TASK STATEMENT: Repeat only the lines below that run from the line with "Reproduce this chart with Altair." to the line with "y_ticks = [0, 20, 40, 60, 80, 100]", ends included; skip every picture.

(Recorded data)
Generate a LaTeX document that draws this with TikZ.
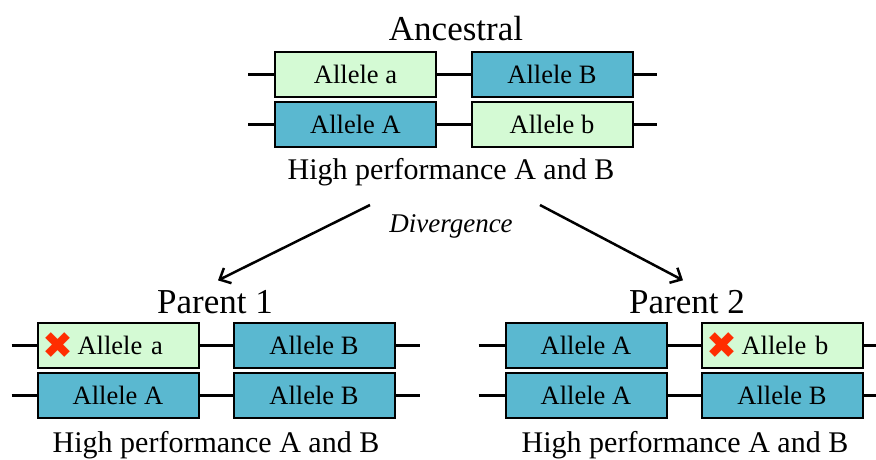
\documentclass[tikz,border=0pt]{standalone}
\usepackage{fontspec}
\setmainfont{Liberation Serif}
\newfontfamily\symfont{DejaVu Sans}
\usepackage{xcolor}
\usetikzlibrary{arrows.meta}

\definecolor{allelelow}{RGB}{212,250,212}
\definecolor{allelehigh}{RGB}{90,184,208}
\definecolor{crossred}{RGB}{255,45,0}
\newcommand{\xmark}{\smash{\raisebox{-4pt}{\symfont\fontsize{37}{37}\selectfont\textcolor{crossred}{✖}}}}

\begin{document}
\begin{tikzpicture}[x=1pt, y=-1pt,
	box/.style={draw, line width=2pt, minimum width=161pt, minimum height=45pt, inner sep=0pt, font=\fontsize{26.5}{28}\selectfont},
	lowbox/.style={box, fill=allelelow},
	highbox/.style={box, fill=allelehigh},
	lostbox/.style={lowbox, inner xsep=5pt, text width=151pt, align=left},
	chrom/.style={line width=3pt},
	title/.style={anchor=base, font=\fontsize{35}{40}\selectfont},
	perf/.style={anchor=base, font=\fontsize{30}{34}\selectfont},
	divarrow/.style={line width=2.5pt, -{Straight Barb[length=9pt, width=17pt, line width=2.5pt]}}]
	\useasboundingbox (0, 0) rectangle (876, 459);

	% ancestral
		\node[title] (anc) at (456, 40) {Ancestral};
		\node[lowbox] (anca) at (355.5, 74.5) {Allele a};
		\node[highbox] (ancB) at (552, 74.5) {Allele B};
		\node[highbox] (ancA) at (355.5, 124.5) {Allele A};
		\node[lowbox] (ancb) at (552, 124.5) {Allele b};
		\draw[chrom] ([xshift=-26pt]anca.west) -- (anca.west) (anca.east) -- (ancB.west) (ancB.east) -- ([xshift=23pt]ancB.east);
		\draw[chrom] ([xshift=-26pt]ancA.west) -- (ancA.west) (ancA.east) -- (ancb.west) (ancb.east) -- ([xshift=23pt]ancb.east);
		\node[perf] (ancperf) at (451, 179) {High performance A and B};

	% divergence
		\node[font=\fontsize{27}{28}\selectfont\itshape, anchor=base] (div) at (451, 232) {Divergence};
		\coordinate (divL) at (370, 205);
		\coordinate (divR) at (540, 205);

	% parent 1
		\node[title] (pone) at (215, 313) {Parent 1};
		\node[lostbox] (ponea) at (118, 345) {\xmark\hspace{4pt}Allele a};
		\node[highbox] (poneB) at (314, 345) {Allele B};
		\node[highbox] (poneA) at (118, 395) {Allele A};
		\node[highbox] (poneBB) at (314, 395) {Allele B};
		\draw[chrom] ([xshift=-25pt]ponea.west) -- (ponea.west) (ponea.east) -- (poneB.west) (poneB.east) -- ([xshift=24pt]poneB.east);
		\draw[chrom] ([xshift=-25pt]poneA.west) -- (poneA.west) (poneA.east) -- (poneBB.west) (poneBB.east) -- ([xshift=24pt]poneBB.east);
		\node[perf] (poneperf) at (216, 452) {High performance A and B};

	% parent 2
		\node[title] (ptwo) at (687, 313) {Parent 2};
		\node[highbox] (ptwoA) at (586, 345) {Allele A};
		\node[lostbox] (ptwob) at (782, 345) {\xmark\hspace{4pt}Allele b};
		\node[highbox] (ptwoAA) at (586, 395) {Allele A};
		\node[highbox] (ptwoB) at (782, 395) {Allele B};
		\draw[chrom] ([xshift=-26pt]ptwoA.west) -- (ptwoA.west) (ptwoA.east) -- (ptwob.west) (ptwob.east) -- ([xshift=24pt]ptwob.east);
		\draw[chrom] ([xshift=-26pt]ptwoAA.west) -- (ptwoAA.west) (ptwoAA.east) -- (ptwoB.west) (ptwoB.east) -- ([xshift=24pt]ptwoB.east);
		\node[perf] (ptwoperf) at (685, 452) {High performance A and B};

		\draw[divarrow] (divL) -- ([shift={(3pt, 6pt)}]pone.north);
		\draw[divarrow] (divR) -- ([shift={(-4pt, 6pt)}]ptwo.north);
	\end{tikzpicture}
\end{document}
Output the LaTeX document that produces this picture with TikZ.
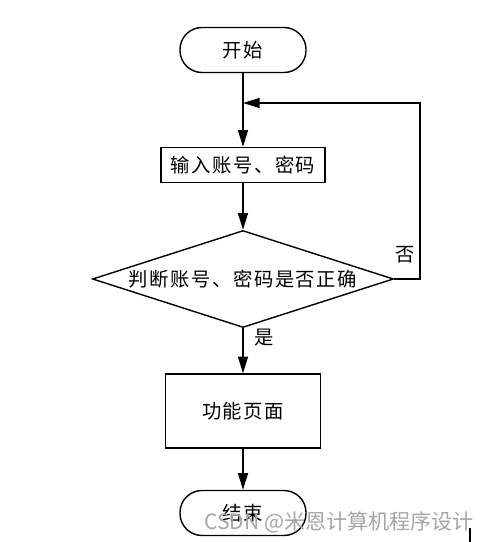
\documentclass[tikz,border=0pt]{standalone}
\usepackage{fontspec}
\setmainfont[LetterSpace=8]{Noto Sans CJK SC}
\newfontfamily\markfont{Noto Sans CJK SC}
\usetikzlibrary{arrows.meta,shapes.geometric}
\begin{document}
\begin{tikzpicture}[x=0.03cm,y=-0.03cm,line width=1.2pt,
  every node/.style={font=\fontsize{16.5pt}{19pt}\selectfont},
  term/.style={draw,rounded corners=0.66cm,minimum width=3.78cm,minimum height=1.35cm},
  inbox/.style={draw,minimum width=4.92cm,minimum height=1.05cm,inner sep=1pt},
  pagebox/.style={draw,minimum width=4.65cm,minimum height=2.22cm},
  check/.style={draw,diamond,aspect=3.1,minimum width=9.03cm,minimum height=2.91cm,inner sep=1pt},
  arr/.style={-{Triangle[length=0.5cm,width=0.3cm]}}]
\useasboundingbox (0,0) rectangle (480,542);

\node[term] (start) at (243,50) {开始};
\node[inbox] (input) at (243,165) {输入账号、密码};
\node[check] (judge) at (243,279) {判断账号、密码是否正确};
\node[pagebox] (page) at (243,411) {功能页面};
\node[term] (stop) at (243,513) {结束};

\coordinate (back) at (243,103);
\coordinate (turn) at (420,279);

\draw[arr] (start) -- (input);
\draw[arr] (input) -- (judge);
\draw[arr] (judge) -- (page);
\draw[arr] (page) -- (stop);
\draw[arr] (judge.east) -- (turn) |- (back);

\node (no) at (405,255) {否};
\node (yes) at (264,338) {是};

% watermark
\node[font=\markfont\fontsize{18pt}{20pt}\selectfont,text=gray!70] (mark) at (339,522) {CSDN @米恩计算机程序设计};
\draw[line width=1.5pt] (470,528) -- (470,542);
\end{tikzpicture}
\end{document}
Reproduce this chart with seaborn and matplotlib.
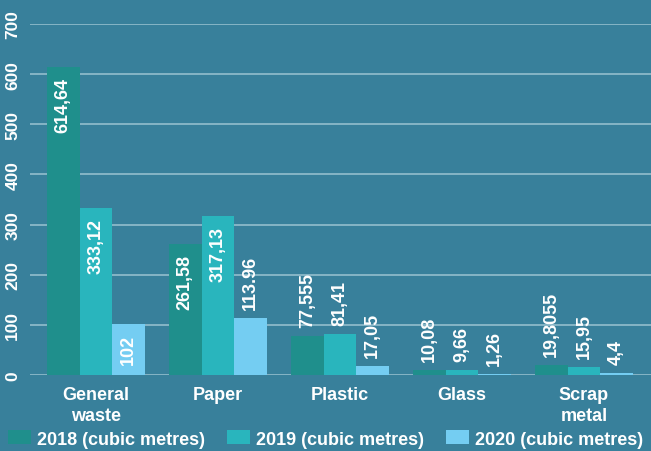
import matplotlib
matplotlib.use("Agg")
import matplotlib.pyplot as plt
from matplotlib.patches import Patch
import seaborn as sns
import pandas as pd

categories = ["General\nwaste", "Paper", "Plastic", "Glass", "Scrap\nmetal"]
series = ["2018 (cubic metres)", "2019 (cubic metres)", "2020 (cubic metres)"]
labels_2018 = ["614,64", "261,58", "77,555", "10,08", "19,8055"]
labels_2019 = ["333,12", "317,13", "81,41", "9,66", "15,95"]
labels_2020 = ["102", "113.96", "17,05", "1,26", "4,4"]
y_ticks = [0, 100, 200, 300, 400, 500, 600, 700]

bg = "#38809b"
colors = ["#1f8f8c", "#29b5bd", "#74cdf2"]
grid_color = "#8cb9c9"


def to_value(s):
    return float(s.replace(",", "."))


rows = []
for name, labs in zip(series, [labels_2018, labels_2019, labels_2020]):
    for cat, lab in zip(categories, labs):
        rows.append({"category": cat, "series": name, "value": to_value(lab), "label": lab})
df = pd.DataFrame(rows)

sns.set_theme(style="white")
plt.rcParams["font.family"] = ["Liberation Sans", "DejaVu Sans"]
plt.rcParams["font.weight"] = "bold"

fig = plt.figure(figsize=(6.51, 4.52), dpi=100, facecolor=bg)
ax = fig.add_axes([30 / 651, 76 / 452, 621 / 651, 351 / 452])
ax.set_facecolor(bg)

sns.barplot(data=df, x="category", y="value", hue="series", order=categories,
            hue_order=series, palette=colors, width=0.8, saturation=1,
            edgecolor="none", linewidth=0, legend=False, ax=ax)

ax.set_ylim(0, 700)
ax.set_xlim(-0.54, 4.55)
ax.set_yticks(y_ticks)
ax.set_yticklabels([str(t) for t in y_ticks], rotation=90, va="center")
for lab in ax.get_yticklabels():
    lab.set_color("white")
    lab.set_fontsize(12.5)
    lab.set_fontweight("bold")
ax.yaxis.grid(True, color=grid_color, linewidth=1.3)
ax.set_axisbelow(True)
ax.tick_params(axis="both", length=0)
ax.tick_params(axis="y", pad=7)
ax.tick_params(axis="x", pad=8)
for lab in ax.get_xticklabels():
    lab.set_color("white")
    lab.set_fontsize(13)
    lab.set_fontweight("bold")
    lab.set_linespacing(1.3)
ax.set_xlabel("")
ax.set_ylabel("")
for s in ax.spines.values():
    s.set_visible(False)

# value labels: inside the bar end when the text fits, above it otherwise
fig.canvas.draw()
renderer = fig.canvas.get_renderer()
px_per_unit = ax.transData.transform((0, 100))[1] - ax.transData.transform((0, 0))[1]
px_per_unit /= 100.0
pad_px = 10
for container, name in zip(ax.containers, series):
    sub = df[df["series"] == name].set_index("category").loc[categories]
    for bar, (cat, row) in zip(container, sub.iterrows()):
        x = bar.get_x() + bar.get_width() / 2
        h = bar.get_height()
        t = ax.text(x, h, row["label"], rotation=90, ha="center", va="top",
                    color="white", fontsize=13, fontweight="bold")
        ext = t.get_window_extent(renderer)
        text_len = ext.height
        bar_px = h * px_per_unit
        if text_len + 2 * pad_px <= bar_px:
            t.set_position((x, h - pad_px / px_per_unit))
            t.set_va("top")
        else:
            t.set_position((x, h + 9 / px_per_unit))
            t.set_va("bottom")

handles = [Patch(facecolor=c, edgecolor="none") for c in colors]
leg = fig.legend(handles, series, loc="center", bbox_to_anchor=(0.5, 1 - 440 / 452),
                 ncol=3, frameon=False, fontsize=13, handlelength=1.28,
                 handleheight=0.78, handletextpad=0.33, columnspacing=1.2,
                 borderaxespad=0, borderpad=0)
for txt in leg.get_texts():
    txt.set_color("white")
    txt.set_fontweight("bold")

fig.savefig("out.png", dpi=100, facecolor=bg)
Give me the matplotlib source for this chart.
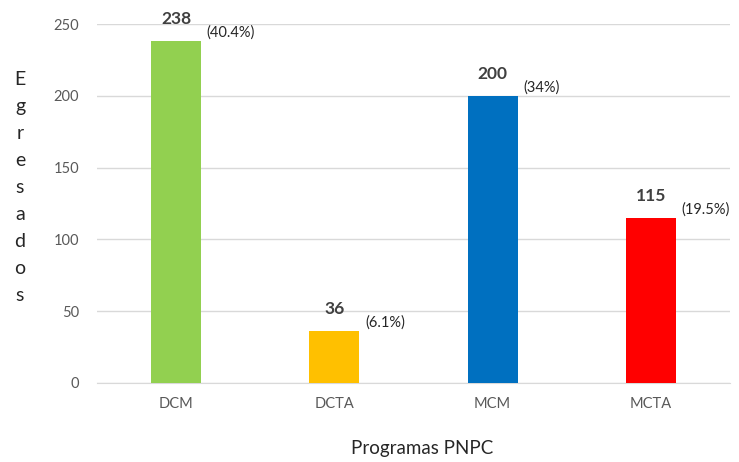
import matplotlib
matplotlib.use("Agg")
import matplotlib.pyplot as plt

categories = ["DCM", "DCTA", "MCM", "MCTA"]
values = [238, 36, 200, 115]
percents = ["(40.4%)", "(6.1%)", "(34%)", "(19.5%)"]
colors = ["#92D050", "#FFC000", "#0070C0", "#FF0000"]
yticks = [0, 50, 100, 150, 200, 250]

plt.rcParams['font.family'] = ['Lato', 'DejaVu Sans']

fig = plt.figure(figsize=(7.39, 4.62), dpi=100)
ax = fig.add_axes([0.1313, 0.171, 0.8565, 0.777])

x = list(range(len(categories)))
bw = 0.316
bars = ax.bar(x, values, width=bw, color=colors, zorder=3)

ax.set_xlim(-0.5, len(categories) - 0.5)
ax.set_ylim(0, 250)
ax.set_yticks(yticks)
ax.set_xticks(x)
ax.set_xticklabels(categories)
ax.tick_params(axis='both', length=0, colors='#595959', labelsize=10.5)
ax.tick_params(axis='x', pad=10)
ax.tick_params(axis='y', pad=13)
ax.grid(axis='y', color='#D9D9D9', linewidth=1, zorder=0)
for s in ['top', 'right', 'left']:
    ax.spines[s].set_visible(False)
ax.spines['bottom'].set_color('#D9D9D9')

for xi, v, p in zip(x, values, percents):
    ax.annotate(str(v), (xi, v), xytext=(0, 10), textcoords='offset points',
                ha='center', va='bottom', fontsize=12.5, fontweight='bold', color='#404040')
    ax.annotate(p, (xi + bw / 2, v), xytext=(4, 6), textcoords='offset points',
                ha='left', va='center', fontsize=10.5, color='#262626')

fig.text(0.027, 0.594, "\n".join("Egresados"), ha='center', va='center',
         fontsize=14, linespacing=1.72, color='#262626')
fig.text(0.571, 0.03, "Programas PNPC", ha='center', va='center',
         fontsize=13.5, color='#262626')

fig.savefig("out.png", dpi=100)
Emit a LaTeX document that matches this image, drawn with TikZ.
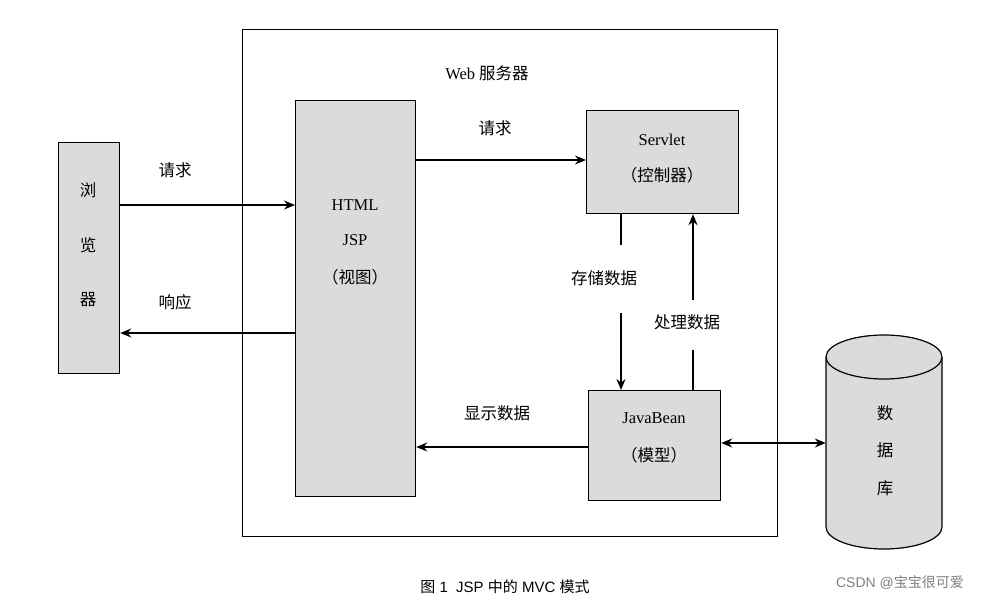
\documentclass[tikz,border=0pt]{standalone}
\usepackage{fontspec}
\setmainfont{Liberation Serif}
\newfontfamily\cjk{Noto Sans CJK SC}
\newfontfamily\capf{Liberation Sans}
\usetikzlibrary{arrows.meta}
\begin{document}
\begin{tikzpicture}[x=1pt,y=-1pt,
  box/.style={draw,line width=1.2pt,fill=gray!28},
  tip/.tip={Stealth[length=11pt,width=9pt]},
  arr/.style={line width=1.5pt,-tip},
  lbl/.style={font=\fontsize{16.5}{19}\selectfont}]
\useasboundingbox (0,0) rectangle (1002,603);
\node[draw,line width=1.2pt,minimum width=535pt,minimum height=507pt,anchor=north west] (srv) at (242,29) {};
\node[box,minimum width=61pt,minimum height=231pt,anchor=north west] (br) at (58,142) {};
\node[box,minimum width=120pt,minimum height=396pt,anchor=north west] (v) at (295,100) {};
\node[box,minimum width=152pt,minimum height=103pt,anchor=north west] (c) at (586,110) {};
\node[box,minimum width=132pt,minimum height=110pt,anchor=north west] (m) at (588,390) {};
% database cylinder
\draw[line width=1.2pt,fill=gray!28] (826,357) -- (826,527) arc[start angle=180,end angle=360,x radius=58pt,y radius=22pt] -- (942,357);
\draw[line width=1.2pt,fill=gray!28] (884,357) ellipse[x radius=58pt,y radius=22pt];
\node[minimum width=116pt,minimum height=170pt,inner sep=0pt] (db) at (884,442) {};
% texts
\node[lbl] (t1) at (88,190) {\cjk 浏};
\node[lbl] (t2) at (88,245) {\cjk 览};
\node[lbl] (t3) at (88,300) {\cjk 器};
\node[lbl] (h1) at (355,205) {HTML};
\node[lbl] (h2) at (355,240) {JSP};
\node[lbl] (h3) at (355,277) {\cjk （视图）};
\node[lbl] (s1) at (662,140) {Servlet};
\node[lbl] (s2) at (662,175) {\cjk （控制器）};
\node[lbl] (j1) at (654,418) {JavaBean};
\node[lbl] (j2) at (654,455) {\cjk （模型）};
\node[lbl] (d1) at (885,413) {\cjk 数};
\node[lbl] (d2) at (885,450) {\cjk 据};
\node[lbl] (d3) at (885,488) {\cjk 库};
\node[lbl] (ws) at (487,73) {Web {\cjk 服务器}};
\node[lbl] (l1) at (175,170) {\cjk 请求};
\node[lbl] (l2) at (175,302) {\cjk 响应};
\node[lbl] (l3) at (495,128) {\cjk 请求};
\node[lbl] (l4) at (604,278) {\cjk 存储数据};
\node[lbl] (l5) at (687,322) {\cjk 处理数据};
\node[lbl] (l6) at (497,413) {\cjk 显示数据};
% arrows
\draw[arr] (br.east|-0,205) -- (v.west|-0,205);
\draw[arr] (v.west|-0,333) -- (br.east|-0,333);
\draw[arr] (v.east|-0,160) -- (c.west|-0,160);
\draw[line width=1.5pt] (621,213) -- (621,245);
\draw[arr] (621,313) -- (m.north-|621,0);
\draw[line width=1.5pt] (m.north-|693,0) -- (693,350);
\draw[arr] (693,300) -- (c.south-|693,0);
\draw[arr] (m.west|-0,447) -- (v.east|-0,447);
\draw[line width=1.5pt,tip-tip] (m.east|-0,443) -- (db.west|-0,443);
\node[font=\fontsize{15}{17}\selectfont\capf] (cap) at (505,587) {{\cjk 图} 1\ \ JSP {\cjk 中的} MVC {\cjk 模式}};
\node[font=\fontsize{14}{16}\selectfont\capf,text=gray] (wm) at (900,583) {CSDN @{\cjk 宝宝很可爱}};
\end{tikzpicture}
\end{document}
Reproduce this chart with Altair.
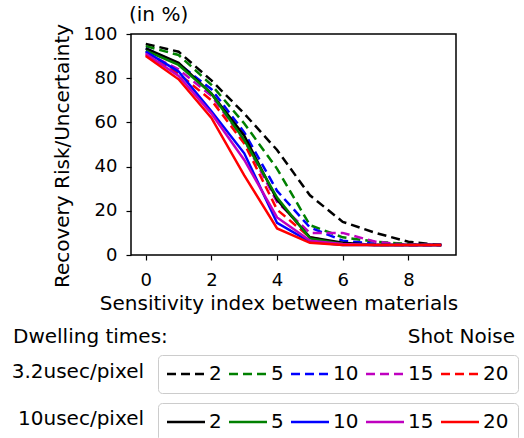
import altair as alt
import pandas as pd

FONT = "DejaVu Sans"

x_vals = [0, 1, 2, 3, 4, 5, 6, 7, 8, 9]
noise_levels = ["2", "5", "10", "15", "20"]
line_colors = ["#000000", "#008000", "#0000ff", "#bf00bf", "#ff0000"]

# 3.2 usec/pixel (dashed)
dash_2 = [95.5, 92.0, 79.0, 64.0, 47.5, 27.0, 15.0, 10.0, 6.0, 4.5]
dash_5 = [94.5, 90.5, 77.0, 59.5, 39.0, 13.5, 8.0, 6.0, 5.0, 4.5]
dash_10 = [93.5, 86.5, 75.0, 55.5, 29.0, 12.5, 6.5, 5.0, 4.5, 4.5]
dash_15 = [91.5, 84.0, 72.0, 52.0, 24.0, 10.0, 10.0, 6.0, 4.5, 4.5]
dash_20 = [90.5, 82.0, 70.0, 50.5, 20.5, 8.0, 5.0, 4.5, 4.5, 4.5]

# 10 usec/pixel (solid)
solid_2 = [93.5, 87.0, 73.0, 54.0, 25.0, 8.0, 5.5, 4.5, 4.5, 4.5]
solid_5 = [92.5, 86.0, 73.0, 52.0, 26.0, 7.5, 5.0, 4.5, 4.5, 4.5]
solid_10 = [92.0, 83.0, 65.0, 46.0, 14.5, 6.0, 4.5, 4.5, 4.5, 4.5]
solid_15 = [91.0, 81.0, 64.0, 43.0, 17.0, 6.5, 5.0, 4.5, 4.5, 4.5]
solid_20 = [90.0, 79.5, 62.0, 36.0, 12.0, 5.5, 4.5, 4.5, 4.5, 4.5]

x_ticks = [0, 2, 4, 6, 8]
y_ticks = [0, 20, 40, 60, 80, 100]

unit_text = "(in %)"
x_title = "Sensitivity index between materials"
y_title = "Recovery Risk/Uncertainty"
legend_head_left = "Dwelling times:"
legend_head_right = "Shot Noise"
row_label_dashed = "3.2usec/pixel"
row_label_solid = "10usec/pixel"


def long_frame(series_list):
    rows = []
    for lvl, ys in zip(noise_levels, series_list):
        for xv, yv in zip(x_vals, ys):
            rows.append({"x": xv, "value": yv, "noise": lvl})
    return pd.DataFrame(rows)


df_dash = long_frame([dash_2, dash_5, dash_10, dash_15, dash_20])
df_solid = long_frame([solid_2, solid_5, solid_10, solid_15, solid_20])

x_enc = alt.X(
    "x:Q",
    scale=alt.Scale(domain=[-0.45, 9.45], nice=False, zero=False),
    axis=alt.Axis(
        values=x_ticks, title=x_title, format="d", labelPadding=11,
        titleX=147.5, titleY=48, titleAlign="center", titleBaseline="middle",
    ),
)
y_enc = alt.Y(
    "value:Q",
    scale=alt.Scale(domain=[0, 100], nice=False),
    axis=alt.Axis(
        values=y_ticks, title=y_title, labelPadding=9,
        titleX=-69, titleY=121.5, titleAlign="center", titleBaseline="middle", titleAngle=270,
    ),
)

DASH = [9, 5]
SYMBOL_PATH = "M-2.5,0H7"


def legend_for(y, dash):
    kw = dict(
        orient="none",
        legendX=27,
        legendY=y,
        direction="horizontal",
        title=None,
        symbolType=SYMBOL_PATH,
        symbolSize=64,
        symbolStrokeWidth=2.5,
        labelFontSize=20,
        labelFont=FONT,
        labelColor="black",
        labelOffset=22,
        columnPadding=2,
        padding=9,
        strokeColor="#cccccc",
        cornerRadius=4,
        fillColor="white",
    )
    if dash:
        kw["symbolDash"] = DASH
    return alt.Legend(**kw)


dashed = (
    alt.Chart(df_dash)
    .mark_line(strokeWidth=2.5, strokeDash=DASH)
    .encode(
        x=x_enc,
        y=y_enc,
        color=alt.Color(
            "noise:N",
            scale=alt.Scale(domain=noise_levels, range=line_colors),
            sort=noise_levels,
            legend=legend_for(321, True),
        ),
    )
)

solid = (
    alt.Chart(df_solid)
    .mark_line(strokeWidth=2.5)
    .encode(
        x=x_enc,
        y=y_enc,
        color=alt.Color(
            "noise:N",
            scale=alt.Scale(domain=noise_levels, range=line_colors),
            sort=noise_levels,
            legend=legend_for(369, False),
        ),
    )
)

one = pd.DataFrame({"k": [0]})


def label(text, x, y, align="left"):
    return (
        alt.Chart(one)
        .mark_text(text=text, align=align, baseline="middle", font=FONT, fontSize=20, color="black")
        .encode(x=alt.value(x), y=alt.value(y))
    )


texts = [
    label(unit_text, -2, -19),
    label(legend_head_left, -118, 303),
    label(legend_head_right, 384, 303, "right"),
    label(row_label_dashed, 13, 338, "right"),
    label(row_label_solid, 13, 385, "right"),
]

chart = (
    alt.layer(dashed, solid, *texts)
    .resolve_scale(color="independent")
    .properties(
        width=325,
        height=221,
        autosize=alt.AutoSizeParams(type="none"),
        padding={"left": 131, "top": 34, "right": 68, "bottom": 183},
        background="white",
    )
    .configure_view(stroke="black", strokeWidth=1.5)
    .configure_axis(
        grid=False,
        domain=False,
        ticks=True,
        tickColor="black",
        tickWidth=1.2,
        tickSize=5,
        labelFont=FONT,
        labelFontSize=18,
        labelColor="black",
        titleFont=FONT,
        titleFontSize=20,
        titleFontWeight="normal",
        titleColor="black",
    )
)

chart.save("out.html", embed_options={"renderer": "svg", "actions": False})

EXERCISE RESPONSE:
Reproduce this chart with Altair.
import altair as alt
import pandas as pd

FONT = "DejaVu Sans"

x_vals = [0, 1, 2, 3, 4, 5, 6, 7, 8, 9]
noise_levels = ["2", "5", "10", "15", "20"]
line_colors = ["#000000", "#008000", "#0000ff", "#bf00bf", "#ff0000"]

# 3.2 usec/pixel (dashed)
dash_2 = [95.5, 92.0, 79.0, 64.0, 47.5, 27.0, 15.0, 10.0, 6.0, 4.5]
dash_5 = [94.5, 90.5, 77.0, 59.5, 39.0, 13.5, 8.0, 6.0, 5.0, 4.5]
dash_10 = [93.5, 86.5, 75.0, 55.5, 29.0, 12.5, 6.5, 5.0, 4.5, 4.5]
dash_15 = [91.5, 84.0, 72.0, 52.0, 24.0, 10.0, 10.0, 6.0, 4.5, 4.5]
dash_20 = [90.5, 82.0, 70.0, 50.5, 20.5, 8.0, 5.0, 4.5, 4.5, 4.5]

# 10 usec/pixel (solid)
solid_2 = [93.5, 87.0, 73.0, 54.0, 25.0, 8.0, 5.5, 4.5, 4.5, 4.5]
solid_5 = [92.5, 86.0, 73.0, 52.0, 26.0, 7.5, 5.0, 4.5, 4.5, 4.5]
solid_10 = [92.0, 83.0, 65.0, 46.0, 14.5, 6.0, 4.5, 4.5, 4.5, 4.5]
solid_15 = [91.0, 81.0, 64.0, 43.0, 17.0, 6.5, 5.0, 4.5, 4.5, 4.5]
solid_20 = [90.0, 79.5, 62.0, 36.0, 12.0, 5.5, 4.5, 4.5, 4.5, 4.5]

x_ticks = [0, 2, 4, 6, 8]
y_ticks = [0, 20, 40, 60, 80, 100]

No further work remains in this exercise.